Natural rights theory reached its high point in the early modern era, in the work of Grotius, Hobbes, Pufendorf, and especially Locke. Locke argued that men have rights to “life, liberty, and estate” in a pre-political state of nature, and that these natural rights put limits on the legitimate authority of the state. Locke's influence can be seen in the revolutionary American and French political documents of the eighteenth century, and especially in Jefferson's Declaration of Independence (1776): “We hold these truths to be self-evident, that all men are created equal, that they are endowed by their Creator with certain unalienable rights, that among these are Life, Liberty, and the Pursuit of Happiness.”
The revival of status theory within contemporary philosophy began with Nozick's Anarchy State and Utopia (1974). While Nozick does acknowledge a debt to Locke's theory of property, his work belongs within the Kantian tradition of natural rights theorizing. Nozick centers his explanation of the moral force of individual rights on the Kantian imperative against treating humanity merely as a means to an end. Each person's rights impose side-constraints on the pursuit of others' goals, Nozick says, because each person possesses an inviolability that all others must respect. “Individuals have rights,” he wrote, “and there are things no person or group may do to them (without violating their rights).” (Nozick 1974, ix)
Many find this approach of grounding of rights in individual dignity appealing. There is a directness and clarity to status explanations of fundamental rights. For example, Kamm (2007, 247) explains the right of free expression as follows:
The right to speak may simply be the only appropriate way to treat people with minds of their own and the capacity to use means to express it... Not recognizing a person's option of speaking is to fail to respect him... To say that any given person is not entitled to the strong right to free speech is... a way of saying that certain crucial features of human nature are not sufficient to generate the right in anyone. And this seems to be a mistake.
Moreover, status-based rights are attractively robust. While the justifications of instrumental rights are always contingent on calculations concerning consequences, status-based rights are anchored firmly in individual dignity. This makes it easy to explain why status-based rights are strong, almost unqualified rights, and this is a position which many believe properly expresses the great value of each person.
However, the strength of status-based rights can also be seen as a weakness of the theory. One does not wish to be carried from the great importance of each individual to the implausible position that all fundamental rights are absolute. As Nagel (2002, 36) allows while defending a status view, “there are evils great enough so that one would be justified in murdering or torturing an innocent person to prevent them.” Consequences, if bad enough, do justify the qualification of individual rights, which leaves the status theorist needing to explain how a theory which rejects consequences so resolutely at the outset can concede their importance later on.
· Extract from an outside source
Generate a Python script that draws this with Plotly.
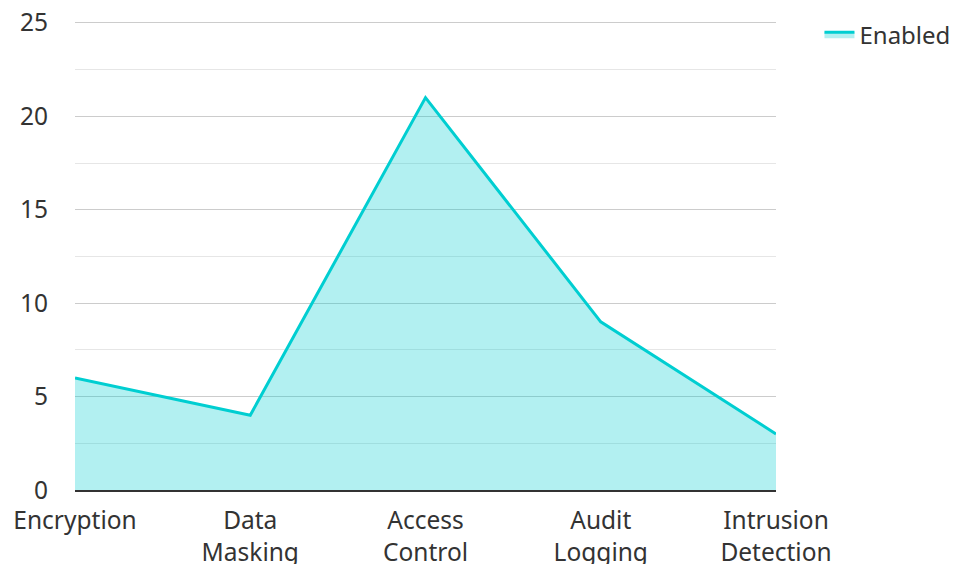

Moreover, the simplicity of the status approach to rights can also appear to be a liability. On close examination, the fundamental rights that most people believe in are intricately “shaped.” For example, consider the widely-accepted right to free expression. This right includes the right to make damning personal attacks on others. Yet the right is much more permissive about attacking public figures than it is about assailing private citizens. How could a status approach explain this distinction between public figures and private citizens? Or again: the right to free speech contains a right to say what the speaker knows to be untrue. Yet we tend to be more tolerant of deceitful speech in political campaigns than we are of deceitful speech in advertising or in the courtroom. It is an open question whether status theory has the conceptual resources to explain why individual rights should be shaped in these specific ways.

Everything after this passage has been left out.